## Requirement
Below are the records; extract from them the line containing "Convert this chart to D3.js code." to the line containing "const barW = 33, gap = 9;", both lines included, exactly and with no pictures.
+++ Record set +++
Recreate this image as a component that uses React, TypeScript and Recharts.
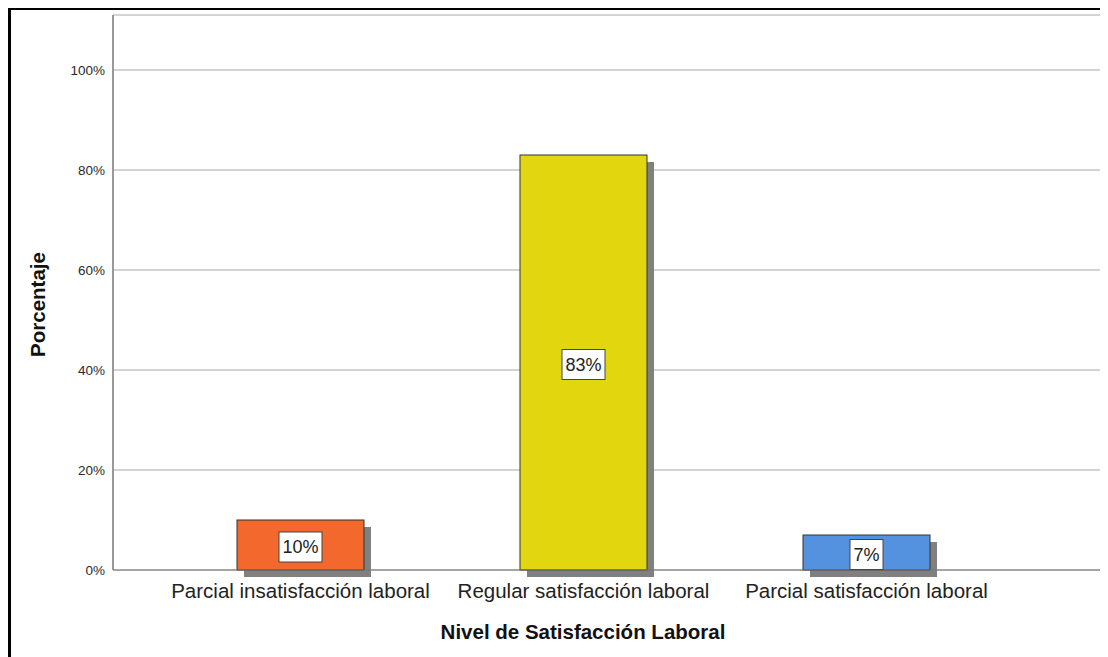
import { BarChart, Bar, XAxis, YAxis, CartesianGrid, Cell, LabelList, Label } from 'recharts';

// Nivel de satisfacción laboral, porcentaje de encuestados
const categories = ['Parcial insatisfacción laboral', 'Regular satisfacción laboral', 'Parcial satisfacción laboral'];
const percentages = [10, 83, 7];
const barColors = ['#F2682D', '#E2D70F', '#5492DF'];
const yTicks = [0, 20, 40, 60, 80, 100];

const data = categories.map((name, i) => ({ name, value: percentages[i] }));

const FONT = '"Liberation Sans", Arial, sans-serif';
const SHADOW = 7;

// bar with a flat grey drop shadow behind it
const ShadowBar = (props: any) => {
  const { x, y, width, height, fill } = props;
  return (
    <g>
      <rect x={x + SHADOW} y={y + SHADOW} width={width} height={height} fill="#808080" />
      <rect x={x} y={y} width={width} height={height} fill={fill} stroke="#333" strokeWidth={1} />
    </g>
  );
};

// boxed percentage label in the middle of each bar
const BoxLabel = (props: any) => {
  const { x, y, width, height, value } = props;
  const text = `${Math.round(value)}%`;
  const w = 13 + 10 * text.length;
  const h = 30;
  const cx = x + width / 2;
  const cy = y + height / 2 + 2;
  return (
    <g>
      <rect x={cx - w / 2} y={cy - h / 2} width={w} height={h} fill="#fff" stroke="#444" strokeWidth={1} />
      <text x={cx} y={cy + 6} textAnchor="middle" fontSize={18} fontFamily={FONT} fill="#222">
        {text}
      </text>
    </g>
  );
};

const YTitle = (props: any) => {
  const { viewBox } = props;
  const x = 45 - 11;
  const y = viewBox.y + viewBox.height / 2 + 12;
  return (
    <text
      x={x}
      y={y}
      transform={`rotate(-90, ${x}, ${y})`}
      textAnchor="middle"
      fontSize={20.5}
      fontWeight="bold"
      fontFamily={FONT}
      fill="#111"
    >
      Porcentaje
    </text>
  );
};

const XTitle = () => (
  <text x={583 - 11} y={639 - 10} textAnchor="middle" fontSize={20.5} fontWeight="bold" fontFamily={FONT} fill="#111">
    Nivel de Satisfacción Laboral
  </text>
);

export default function App() {
  return (
    <div
      style={{
        width: 1097,
        height: 647,
        borderTop: '2px solid #000',
        borderLeft: '3px solid #000',
        background: '#fff',
      }}
    >
      <BarChart width={1097} height={647} data={data} margin={{ top: 5, right: 4, left: 0, bottom: 0 }}>
        <CartesianGrid vertical={false} stroke="#c4c4c4" strokeWidth={1.5} />
        <YAxis
          domain={[0, 111]}
          ticks={yTicks}
          width={102}
          tickFormatter={(v: number) => `${v}%`}
          tick={{ fontSize: 13.5, fontFamily: FONT, fill: '#2a2a2a' }}
          tickLine={false}
          tickSize={0}
          tickMargin={8}
          axisLine={{ stroke: '#999', strokeWidth: 2 }}
        >
          <Label content={YTitle} />
        </YAxis>
        <XAxis
          dataKey="name"
          height={87}
          padding={{ left: 46, right: 96 }}
          tick={{ fontSize: 20.5, fontFamily: FONT, fill: '#222' }}
          tickLine={false}
          tickSize={0}
          tickMargin={13}
          axisLine={{ stroke: '#777', strokeWidth: 1 }}
        >
          <Label content={XTitle} />
        </XAxis>
        <Bar dataKey="value" barSize={127} shape={ShadowBar} isAnimationActive={false}>
          {data.map((d, i) => (
            <Cell key={d.name} fill={barColors[i]} />
          ))}
          <LabelList dataKey="value" content={BoxLabel} />
        </Bar>
      </BarChart>
    </div>
  );
}
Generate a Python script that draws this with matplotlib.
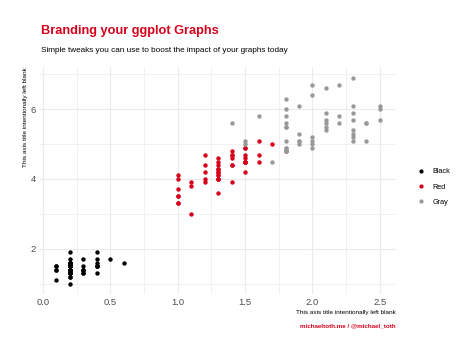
import matplotlib
matplotlib.use("Agg")
import matplotlib.pyplot as plt
from matplotlib.ticker import MultipleLocator
from matplotlib.lines import Line2D

plt.rcParams['font.family'] = ['Liberation Sans', 'DejaVu Sans']

# iris petal width (x) / petal length (y)
setosa_w = [0.2, 0.2, 0.2, 0.2, 0.2, 0.4, 0.3, 0.2, 0.2, 0.1, 0.2, 0.2, 0.1, 0.1, 0.2, 0.4, 0.4,
            0.3, 0.3, 0.3, 0.2, 0.4, 0.2, 0.5, 0.2, 0.2, 0.4, 0.2, 0.2, 0.2, 0.2, 0.4, 0.1, 0.2,
            0.2, 0.2, 0.2, 0.1, 0.2, 0.2, 0.3, 0.3, 0.2, 0.6, 0.4, 0.3, 0.2, 0.2, 0.2, 0.2]
setosa_l = [1.4, 1.4, 1.3, 1.5, 1.4, 1.7, 1.4, 1.5, 1.4, 1.5, 1.5, 1.6, 1.4, 1.1, 1.2, 1.5, 1.3,
            1.4, 1.7, 1.5, 1.7, 1.5, 1.0, 1.7, 1.9, 1.6, 1.6, 1.5, 1.4, 1.6, 1.6, 1.5, 1.5, 1.4,
            1.5, 1.2, 1.3, 1.4, 1.3, 1.5, 1.3, 1.3, 1.3, 1.6, 1.9, 1.4, 1.6, 1.4, 1.5, 1.4]
versi_w = [1.4, 1.5, 1.5, 1.3, 1.5, 1.3, 1.6, 1.0, 1.3, 1.4, 1.0, 1.5, 1.0, 1.4, 1.3, 1.4, 1.5,
           1.0, 1.5, 1.1, 1.8, 1.3, 1.5, 1.2, 1.3, 1.4, 1.4, 1.7, 1.5, 1.0, 1.1, 1.0, 1.2, 1.6,
           1.5, 1.6, 1.5, 1.3, 1.3, 1.3, 1.2, 1.4, 1.2, 1.0, 1.3, 1.2, 1.3, 1.3, 1.1, 1.3]
versi_l = [4.7, 4.5, 4.9, 4.0, 4.6, 4.5, 4.7, 3.3, 4.6, 3.9, 3.5, 4.2, 4.0, 4.7, 3.6, 4.4, 4.5,
           4.1, 4.5, 3.9, 4.8, 4.0, 4.9, 4.7, 4.3, 4.4, 4.8, 5.0, 4.5, 3.5, 3.8, 3.7, 3.9, 5.1,
           4.5, 4.5, 4.7, 4.4, 4.1, 4.0, 4.4, 4.6, 4.0, 3.3, 4.2, 4.2, 4.2, 4.3, 3.0, 4.1]
virg_w = [2.5, 1.9, 2.1, 1.8, 2.2, 2.1, 1.7, 1.8, 1.8, 2.5, 2.0, 1.9, 2.1, 2.0, 2.4, 2.3, 1.8,
          2.2, 2.3, 1.5, 2.3, 2.0, 2.0, 1.8, 2.1, 1.8, 1.8, 1.8, 2.1, 1.6, 1.9, 2.0, 2.2, 1.5,
          1.4, 2.3, 2.4, 1.8, 1.8, 2.1, 2.4, 2.3, 1.9, 2.3, 2.5, 2.3, 1.9, 2.0, 2.3, 1.8]
virg_l = [6.0, 5.1, 5.9, 5.6, 5.8, 6.6, 4.5, 6.3, 5.8, 6.1, 5.1, 5.3, 5.5, 5.0, 5.1, 5.3, 5.5,
          6.7, 6.9, 5.0, 5.7, 4.9, 6.7, 4.9, 5.7, 6.0, 4.8, 4.9, 5.6, 5.8, 6.1, 6.4, 5.6, 5.1,
          5.6, 6.1, 5.6, 5.5, 4.8, 5.4, 5.6, 5.1, 5.1, 5.9, 5.7, 5.2, 5.0, 5.2, 5.4, 5.1]

labels = ["Black", "Red", "Gray"]
colors = ["#000000", "#d7001b", "#999999"]
red = "#d7001b"

fig = plt.figure(figsize=(4.74, 3.55), dpi=100)
ax = fig.add_axes([0.085, 0.171, 0.7505, 0.6397])

for (x, y), c in zip([(setosa_w, setosa_l), (versi_w, versi_l), (virg_w, virg_l)], colors):
    ax.scatter(x, y, s=10, color=c, linewidths=0, zorder=3)

ax.set_xlim(-0.02, 2.62)
ax.set_ylim(0.705, 7.195)
ax.xaxis.set_major_locator(MultipleLocator(0.5))
ax.xaxis.set_minor_locator(MultipleLocator(0.25))
ax.yaxis.set_major_locator(MultipleLocator(2))
ax.yaxis.set_minor_locator(MultipleLocator(1))
ax.grid(which='major', color='#ebebeb', linewidth=0.8)
ax.grid(which='minor', color='#ebebeb', linewidth=0.5)
ax.set_axisbelow(True)
for s in ax.spines.values():
    s.set_visible(False)
ax.tick_params(which='both', length=0, labelsize=6.8, labelcolor='#4d4d4d', pad=3)
ax.set_xticks([0, 0.5, 1.0, 1.5, 2.0, 2.5])
ax.set_xticklabels(["0.0", "0.5", "1.0", "1.5", "2.0", "2.5"])

ax.set_xlabel("This axis title intentionally left blank", fontsize=4.6, loc='right', labelpad=2)
ax.set_ylabel("This axis title intentionally left blank", fontsize=4.6, loc='top', labelpad=2)

fig.text(0.086, 0.912, "Branding your ggplot Graphs", color=red, fontsize=9.2,
         fontweight='bold', ha='left', va='center')
fig.text(0.086, 0.859, "Simple tweaks you can use to boost the impact of your graphs today",
         color='black', fontsize=5.9, ha='left', va='center')
fig.text(0.8354, 0.082, "michaeltoth.me / @michael_toth", color=red, fontsize=4.5,
         fontweight='bold', ha='right', va='center')

handles = [Line2D([], [], marker='o', linestyle='', markersize=3, color=c, markeredgewidth=0)
           for c in colors]
fig.legend(handles, labels, loc='center left', bbox_to_anchor=(0.868, 0.473), frameon=False,
           fontsize=5.2, handlelength=0.8, handletextpad=1.2, labelspacing=1.15)

fig.savefig("out.png", dpi=100)
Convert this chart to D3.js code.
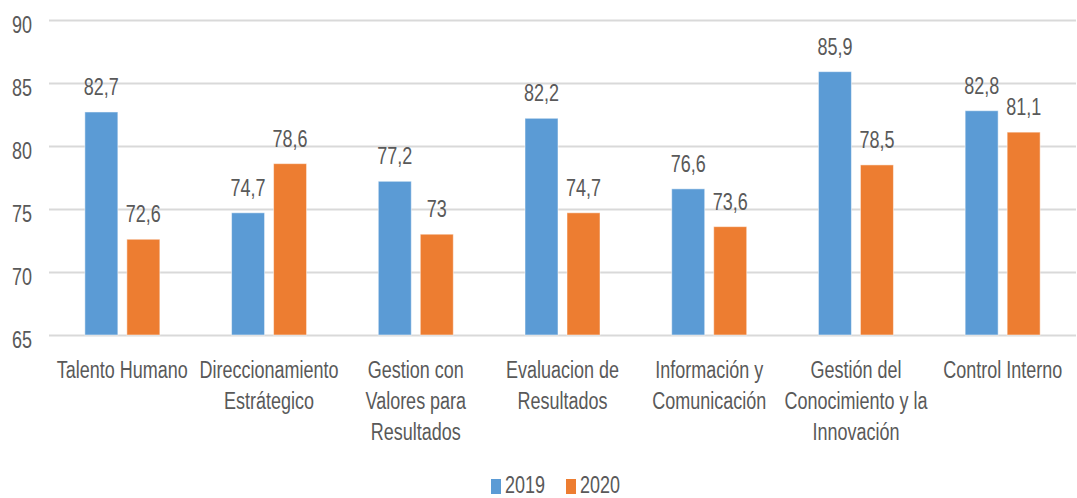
<!DOCTYPE html>
<html><head><meta charset="utf-8">
<script src="https://cdn.jsdelivr.net/npm/d3@7"></script>
<style>
html,body{margin:0;padding:0;background:#fff;}
svg text{font-family:"Liberation Sans",Arial,sans-serif;fill:#595959;}
</style></head>
<body><svg id="c" width="1077" height="498"></svg>
<script>
const categories = ["Talento Humano","Direccionamiento\nEstrátegico","Gestion con\nValores para\nResultados","Evaluacion de\nResultados","Información y\nComunicación","Gestión del\nConocimiento y la\nInnovación","Control Interno"];
const seriesNames = ["2019","2020"];
const values2019 = [82.7,74.7,77.2,82.2,76.6,85.9,82.8];
const values2020 = [72.6,78.6,73,74.7,73.6,78.5,81.1];
const valueLabels2019 = ["82,7","74,7","77,2","82,2","76,6","85,9","82,8"];
const valueLabels2020 = ["72,6","78,6","73","74,7","73,6","78,5","81,1"];
const yTicks = [65,70,75,80,85,90];
const colors = ["#5B9BD5","#ED7D31"];

(function(){
const svg = d3.select("#c");
const mLeft = 49, mRight = 1076, mTop = 20, mBottom = 335;
const FS = 18, SY = 1.32;
const x = d3.scaleBand().domain(categories).range([mLeft,mRight]).paddingInner(0).paddingOuter(0);
const y = d3.scaleLinear().domain([65,90]).range([mBottom,mTop]);
const barW = 33, gap = 9;

const yAxis = d3.axisLeft(y).tickValues(yTicks).tickSize(-(mRight-mLeft)).tickPadding(17).tickFormat(d3.format("d"));
const ga = svg.append("g").attr("transform",`translate(${mLeft},0)`).call(yAxis);
ga.select(".domain").remove();
ga.selectAll(".tick line").attr("stroke","#D9D9D9").attr("stroke-width",2);
ga.selectAll(".tick text").attr("font-size",FS).attr("fill","#595959").attr("font-family",null)
  .attr("dy",null).attr("y",9.2).attr("transform",`scale(1,${SY})`);

function stretchedText(g, tx, ty, str, anchor){
  return g.append("text").attr("transform",`translate(${tx},${ty}) scale(1,${SY})`)
    .attr("text-anchor",anchor||"middle").attr("font-size",FS).text(str);
}

const series = [values2019, values2020];
const labels = [valueLabels2019, valueLabels2020];
series.forEach((vals,si)=>{
  const g = svg.append("g");
  categories.forEach((c,i)=>{
    const cx = x(c) + x.bandwidth()/2;
    const bx = si===0 ? cx - gap/2 - barW : cx + gap/2;
    g.append("rect").attr("x",bx).attr("y",y(vals[i])).attr("width",barW)
      .attr("height",y(65)-y(vals[i])).attr("fill",colors[si])
      .attr("stroke","rgba(255,255,255,0.5)").attr("stroke-width",1);
    stretchedText(g, bx+barW/2, y(vals[i])-17, labels[si][i]);
  });
});

const cg = svg.append("g");
categories.forEach(c=>{
  const cx = x(c) + x.bandwidth()/2;
  c.split("\n").forEach((ln,k)=>{
    stretchedText(cg, cx, 378+k*31, ln);
  });
});

const lg = svg.append("g");
const lx = [491,566];
seriesNames.forEach((s,i)=>{
  lg.append("rect").attr("x",lx[i]).attr("y",479).attr("width",10).attr("height",15).attr("fill",colors[i]);
  stretchedText(lg, lx[i]+14, 493, s, "start");
});
})();
</script></body></html>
+++
## Solution to the problem
Convert this chart to D3.js code.
<!DOCTYPE html>
<html><head><meta charset="utf-8">
<script src="https://cdn.jsdelivr.net/npm/d3@7"></script>
<style>
html,body{margin:0;padding:0;background:#fff;}
svg text{font-family:"Liberation Sans",Arial,sans-serif;fill:#595959;}
</style></head>
<body><svg id="c" width="1077" height="498"></svg>
<script>
const categories = ["Talento Humano","Direccionamiento\nEstrátegico","Gestion con\nValores para\nResultados","Evaluacion de\nResultados","Información y\nComunicación","Gestión del\nConocimiento y la\nInnovación","Control Interno"];
const seriesNames = ["2019","2020"];
const values2019 = [82.7,74.7,77.2,82.2,76.6,85.9,82.8];
const values2020 = [72.6,78.6,73,74.7,73.6,78.5,81.1];
const valueLabels2019 = ["82,7","74,7","77,2","82,2","76,6","85,9","82,8"];
const valueLabels2020 = ["72,6","78,6","73","74,7","73,6","78,5","81,1"];
const yTicks = [65,70,75,80,85,90];
const colors = ["#5B9BD5","#ED7D31"];

(function(){
const svg = d3.select("#c");
const mLeft = 49, mRight = 1076, mTop = 20, mBottom = 335;
const FS = 18, SY = 1.32;
const x = d3.scaleBand().domain(categories).range([mLeft,mRight]).paddingInner(0).paddingOuter(0);
const y = d3.scaleLinear().domain([65,90]).range([mBottom,mTop]);
const barW = 33, gap = 9;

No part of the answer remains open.